Mother refused to try or even to help me try to do it. She made reference to watching the preparation several times before giving up in complete frustration. According to Mother’s description, everything happened so rapidly that it was just a blur. Nothing was measured or counted. Amounts were added seemingly without any thought being given. Then after all of the ordinary ingredients had been marshaled, the icebox was inspected for leftover fruit or small amount of jams or jellies which were then incorporated.
In telling me about it years later, Mother made two comments regarding the experience, both of which I recall with utter clarity. I think my recollection is vivid because both of the comments say much about each of the women involved. Of the bread: "I knew if I ever attempted to make bread in that fashion it would never rise over an inch and would not be fit to eat if it did". Off her mother-in-law: "At first I thought she was deliberately doing this at such break-neck speed to make it difficult for me. Later I realized that this was the way she did everything. It was the only speed she knew."
Our cousin Millard Ross, the eldest of Grandma’s grandchildren reports that, since she never knew how many would be on hand for supper on Sunday evening, the menu was fixed with easily expandable quantities. There was canned salmon, cheese, canned fruit, and her special home made biscuits, with coffee and milk to drink.

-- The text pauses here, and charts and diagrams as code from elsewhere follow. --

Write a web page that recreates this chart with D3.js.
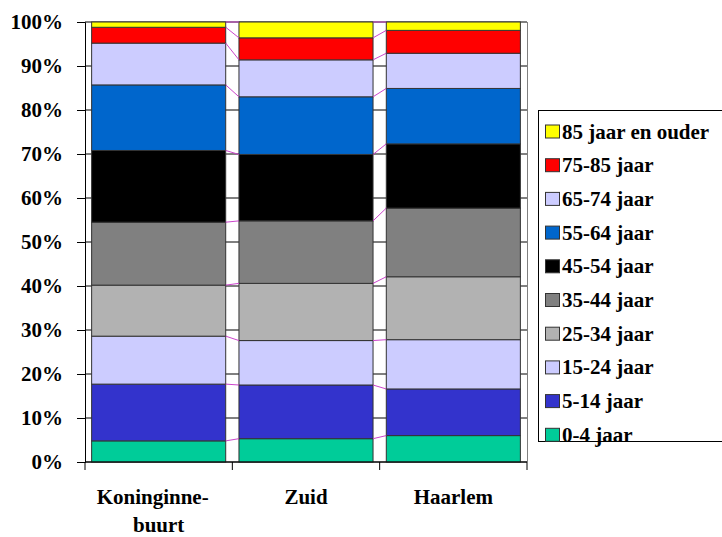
<!DOCTYPE html>
<html>
<head>
<meta charset="utf-8">
<script src="https://cdn.jsdelivr.net/npm/d3@7"></script>
</head>
<body style="margin:0">
<script>
const categories = ['Koninginne-buurt', 'Zuid', 'Haarlem']
const ageGroups = ['0-4 jaar', '5-14 jaar', '15-24 jaar', '25-34 jaar', '35-44 jaar',
  '45-54 jaar', '55-64 jaar', '65-74 jaar', '75-85 jaar', '85 jaar en ouder']
// percentages per age group, one value per category
const koninginnebuurt = [4.8, 12.9, 10.9, 11.6, 14.3, 16.3, 14.9, 9.5, 3.6, 1.2]
const zuid = [5.3, 12.2, 10.1, 13.0, 14.2, 15.1, 13.1, 8.4, 5.0, 3.6]
const haarlem = [6.0, 10.6, 11.2, 14.3, 15.6, 14.6, 12.6, 8.0, 5.2, 1.9]
const yTicks = [0, 0.1, 0.2, 0.3, 0.4, 0.5, 0.6, 0.7, 0.8, 0.9, 1]

const COLORS = ['#00CC99', '#3333CC', '#CCCCFF', '#B2B2B2', '#808080',
  '#000000', '#0066CC', '#CCCCFF', '#FF0000', '#FFFF00']
const FONT = "'Times New Roman', 'Liberation Serif', Tinos"

const width = 722
const height = 537
const margin = { top: 22, right: 195, bottom: 75, left: 85 }

const rows = [koninginnebuurt, zuid, haarlem].map((vals, i) => {
  const row = { name: categories[i] }
  ageGroups.forEach((g, j) => { row[g] = vals[j] })
  return row
})

const series = d3.stack().keys(ageGroups).offset(d3.stackOffsetExpand)(rows)

const svg = d3.select('body').append('svg')
  .attr('width', width)
  .attr('height', height)
  .attr('font-family', FONT)
  .style('font-family', FONT)

const serif = sel => sel
  .attr('font-family', FONT)
  .style('font-family', FONT)
  .style('font-weight', 'bold')
  .style('font-size', '21px')
  .attr('fill', '#000')

const x = d3.scaleBand()
  .domain(categories)
  .range([margin.left, width - margin.right])
  .paddingInner(0.09)
  .paddingOuter(0.045)

const y = d3.scaleLinear()
  .domain([0, 1])
  .range([height - margin.bottom, margin.top])

// gridlines
svg.append('g')
  .selectAll('line')
  .data(yTicks)
  .join('line')
  .attr('x1', margin.left)
  .attr('x2', width - margin.right)
  .attr('y1', d => y(d))
  .attr('y2', d => y(d))
  .attr('stroke', '#000')
  .attr('stroke-width', 1)

// plot area right border
svg.append('line')
  .attr('x1', width - margin.right + 0.5)
  .attr('x2', width - margin.right + 0.5)
  .attr('y1', y(1))
  .attr('y2', y(0))
  .attr('stroke', '#808080')

// bars
svg.append('g')
  .selectAll('g')
  .data(series)
  .join('g')
  .attr('fill', (d, i) => COLORS[i])
  .selectAll('rect')
  .data(d => d)
  .join('rect')
  .attr('x', d => x(d.data.name))
  .attr('y', d => y(d[1]))
  .attr('width', x.bandwidth())
  .attr('height', d => y(d[0]) - y(d[1]))
  .attr('stroke', '#333')
  .attr('stroke-width', 1)

// series lines between bars
const links = []
series.forEach(s => {
  for (let i = 0; i < s.length - 1; i++) {
    links.push({ a: s[i], b: s[i + 1] })
  }
})
svg.append('g')
  .selectAll('line')
  .data(links)
  .join('line')
  .attr('x1', d => x(d.a.data.name) + x.bandwidth())
  .attr('x2', d => x(d.b.data.name))
  .attr('y1', d => y(d.a[1]))
  .attr('y2', d => y(d.b[1]))
  .attr('stroke', '#CC44CC')
  .attr('stroke-width', 1)

// y axis
svg.append('g')
  .attr('transform', `translate(${margin.left},0)`)
  .call(d3.axisLeft(y).tickValues(yTicks).tickFormat(d3.format('.0%')).tickSize(8).tickPadding(14))
  .call(g => g.attr('font-family', FONT).attr('font-size', null))
  .call(g => g.selectAll('.domain').attr('stroke', '#000'))
  .call(g => g.selectAll('text').call(serif))

// x axis: domain line and ticks at category boundaries
const xAxisY = y(0)
svg.append('line')
  .attr('x1', margin.left)
  .attr('x2', width - margin.right)
  .attr('y1', xAxisY)
  .attr('y2', xAxisY)
  .attr('stroke', '#000')
const bounds = categories.map(c => x(c) - x.step() * x.paddingInner() / 2)
bounds.push(width - margin.right)
bounds[0] = margin.left
svg.append('g')
  .selectAll('line')
  .data(bounds)
  .join('line')
  .attr('x1', d => d)
  .attr('x2', d => d)
  .attr('y1', xAxisY)
  .attr('y2', xAxisY + 8)
  .attr('stroke', '#000')

svg.append('g')
  .selectAll('text')
  .data(categories)
  .join('text')
  .call(serif)
  .attr('x', d => x(d) + x.bandwidth() / 2)
  .attr('y', xAxisY + 42)
  .attr('text-anchor', 'middle')
  .each(function (d) {
    const parts = d.split('-')
    const t = d3.select(this)
    parts.forEach((p, i) => {
      t.append('tspan')
        .attr('x', x(d) + x.bandwidth() / 2 - (i < parts.length - 1 ? 6 : 0))
        .attr('dy', i === 0 ? 0 : 28)
        .text(i < parts.length - 1 ? p + '-' : p)
    })
  })

// legend
const legend = svg.append('g').attr('transform', 'translate(538,110)')
legend.append('rect')
  .attr('x', 0.5)
  .attr('y', 0.5)
  .attr('width', 200)
  .attr('height', 331)
  .attr('fill', '#fff')
  .attr('stroke', '#000')

const items = legend.selectAll('.item')
  .data(ageGroups.map((g, i) => ({ g, i })).reverse())
  .join('g')
  .attr('class', 'item')
  .attr('transform', (d, i) => `translate(0,${21.5 + i * 33.7})`)

items.append('rect')
  .attr('x', 7.5)
  .attr('y', -6.5)
  .attr('width', 14)
  .attr('height', 13)
  .attr('fill', d => COLORS[d.i])
  .attr('stroke', '#333')

items.append('text')
  .call(serif)
  .attr('x', 24)
  .attr('y', 7)
  .text(d => d.g)
</script>
</body>
</html>
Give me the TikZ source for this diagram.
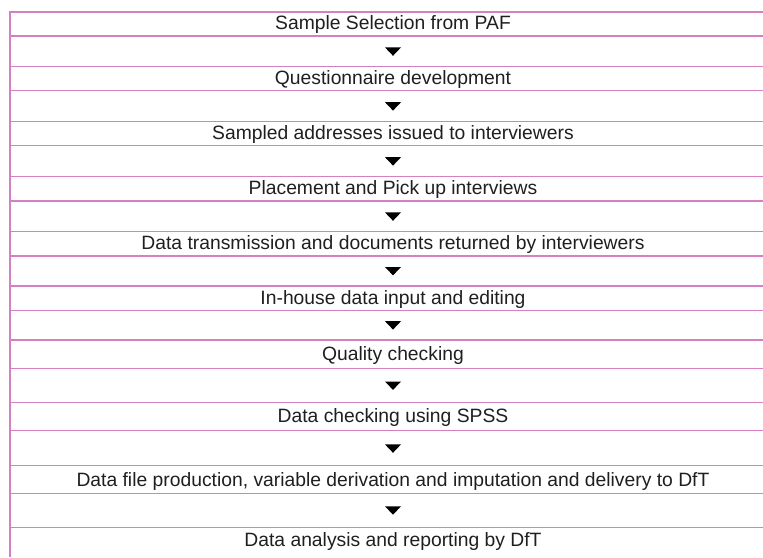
\documentclass[tikz,border=0pt]{standalone}
\usepackage{fontspec}
\setmainfont{Liberation Sans}
\definecolor{rule}{RGB}{214,128,196}
\begin{document}
\begin{tikzpicture}[x=1pt,y=-1pt,
  rulel/.style={draw=rule, line width=1.4pt},
  lbl/.style={font=\fontsize{19.3}{22}\selectfont, inner sep=0pt, anchor=base, text=black!88},
  tri/.style={fill=black}]
\useasboundingbox (0,0) rectangle (763,557);
% horizontal rules
\foreach \y in {12,36,66.7,90.7,121.7,145.7,176.7,201,231.7,256,286,310.3,340,368.3,402.7,430.7,465.7,493.3,527.3}
  \draw[rulel] (10,\y) -- (763,\y);
% left rule
\draw[rulel] (10,11.3) -- (10,557);
% texts (base line positions)
\node[lbl] (s1) at (393,29.6) {Sample Selection from PAF};
\node[lbl] (s2) at (393,84.6) {Questionnaire development};
\node[lbl] (s3) at (393,139.6) {Sampled addresses issued to interviewers};
\node[lbl] (s4) at (393,194.7) {Placement and Pick up interviews};
\node[lbl] (s5) at (393,249.7) {Data transmission and documents returned by interviewers};
\node[lbl] (s6) at (393,304.1) {In-house data input and editing};
\node[lbl] (s7) at (393,360.0) {Quality checking};
\node[lbl] (s8) at (393,422.5) {Data checking using SPSS};
\node[lbl] (s9) at (393,486.0) {Data file production, variable derivation and imputation and delivery to DfT};
\node[lbl] (s10) at (393,546.5) {Data analysis and reporting by DfT};
% arrows
\foreach \c in {51.6,106.4,161.4,216.6,271.2,325.4,385.7,448.6,510.5}
  \fill[tri] (385,\c-4.2) -- (401,\c-4.2) -- (393,\c+4.2) -- cycle;
\end{tikzpicture}
\end{document}
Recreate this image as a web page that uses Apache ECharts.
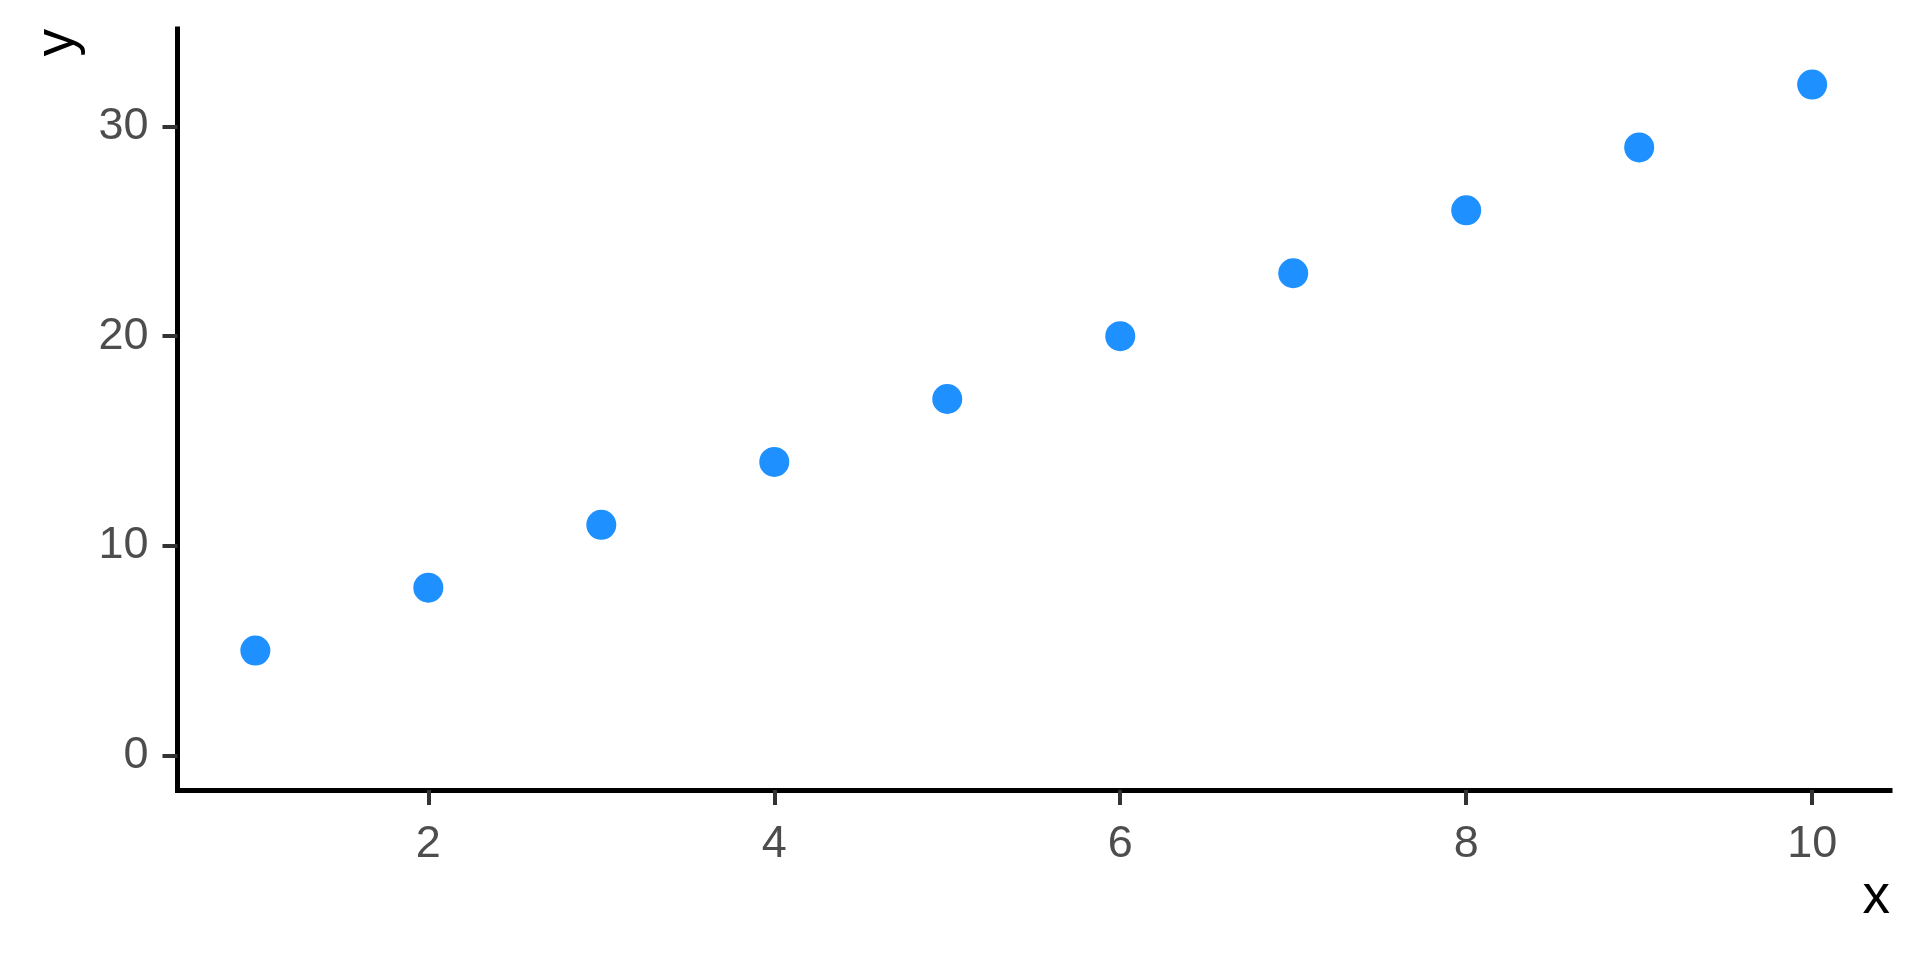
<!DOCTYPE html>
<html>
<head>
<meta charset="utf-8">
<script src="https://cdn.jsdelivr.net/npm/echarts@6/dist/echarts.min.js"></script>
<style>
html,body{margin:0;padding:0;background:#fff;}
#chart{width:1920px;height:960px;}
</style>
</head>
<body>
<div id="chart"></div>
<script>
const xValues = [1, 2, 3, 4, 5, 6, 7, 8, 9, 10];
const yValues = [5, 8, 11, 14, 17, 20, 23, 26, 29, 32];
const xTicks = [2, 4, 6, 8, 10];
const yTicks = [0, 10, 20, 30];
const xTitle = 'x';
const yTitle = 'y';

const chart = echarts.init(document.getElementById('chart'), null, {renderer: 'canvas'});
const font = 'Liberation Sans, Arial, sans-serif';
chart.setOption({
  backgroundColor: '#ffffff',
  animation: false,
  grid: {left: 177.5, right: 30, top: 29, bottom: 170, containLabel: false},
  xAxis: {
    type: 'value',
    min: 0.55, max: 10.45,
    name: xTitle,
    nameLocation: 'end',
    nameGap: 0,
    nameTextStyle: {fontFamily: font, fontSize: 55, color: '#000', align: 'right', verticalAlign: 'top', padding: [80, 0, 0, 0]},
    axisLine: {show: true, onZero: false, lineStyle: {color: '#000', width: 5, cap: 'square'}},
    axisTick: {show: true, inside: false, length: 15, customValues: xTicks, lineStyle: {color: '#333', width: 4}},
    axisLabel: {show: true, margin: 32, customValues: xTicks, fontFamily: font, fontSize: 45, color: '#4d4d4d'},
    splitLine: {show: false}
  },
  yAxis: {
    type: 'value',
    min: -1.65, max: 34.65,
    name: yTitle,
    nameLocation: 'end',
    nameGap: 0,
    nameRotate: 90,
    nameTextStyle: {fontFamily: font, fontSize: 55, color: '#000', align: 'right', verticalAlign: 'bottom', padding: [0, 0, 92, 0]},
    axisLine: {show: true, onZero: false, lineStyle: {color: '#000', width: 5, cap: 'square'}},
    axisTick: {show: true, inside: false, length: 15, customValues: yTicks, lineStyle: {color: '#333', width: 4}},
    axisLabel: {show: true, margin: 29, customValues: yTicks, fontFamily: font, fontSize: 45, color: '#4d4d4d'},
    splitLine: {show: false}
  },
  series: [{
    type: 'scatter',
    data: xValues.map((x, i) => [x, yValues[i]]),
    symbol: 'circle',
    symbolSize: 30,
    itemStyle: {color: '#1E90FF', opacity: 1}
  }]
});
</script>
</body>
</html>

Jan and I looked forward to Grandma’s visits with great anticipation. She was generally fun for us, and the dinner table conversation was always especially enjoyable as she and Dad would reminisce. They were both great storytellers, and one fed off the other. We also particularly enjoyed going to church with her.
The Baptist Church in Belleville, in stark contrast to the large Baptist congregation in Concordia, was made up of a few hardy souls. An attendance larger than 40 for a Sunday morning worship service required the special incentive provided by Christmas or Easter. In addition to the limited numbers, the congregation was virtually devoid of musical talent. I am sure the Lord viewed those services with the approval only He can provide, but I am equally persuaded that even He must have occasionally cringed and averted His eyes during our persecution of some of the canon of sacred music.
Grandma had a strong and melodic voice and her knowledge of the hymns was apparently complete. She required no support from other worshipers and was totally undeterred by all of the feeble efforts at every hand around her. There is no doubt she drown out the choir, but that would be damning with faint praise. To my knowledge, she never said anything about it, but all of what is now called body language fairly screamed, "Now THIS is how the Lord’s music is to be sung! Some of her children, George and Paul in particular, inherited generously of her vocal talent. Dad did not, and, unfortunately, not of that gift leaped over the divide to our generation either.
She went to Sunset Home in Concordia to live in 1939 or 1940 following Grandpa Fredrickson’s death in 1937. Millard recalls being told that a lifetime residency in the home cost $2000.00 at that time. When she died in 1961, the annualized cost, even on a present value basis, would have been less than $125.00 per year.
She spent her last years in Sunset Home in Concordia surrounded by family and a legion of friends. We visited at least once every two weeks, and it was a rarity if she did not have other visitors while we were there and often several of them. She lived just past her 94th birthday and retained marvelous memory and mental clarity until the very end of her life.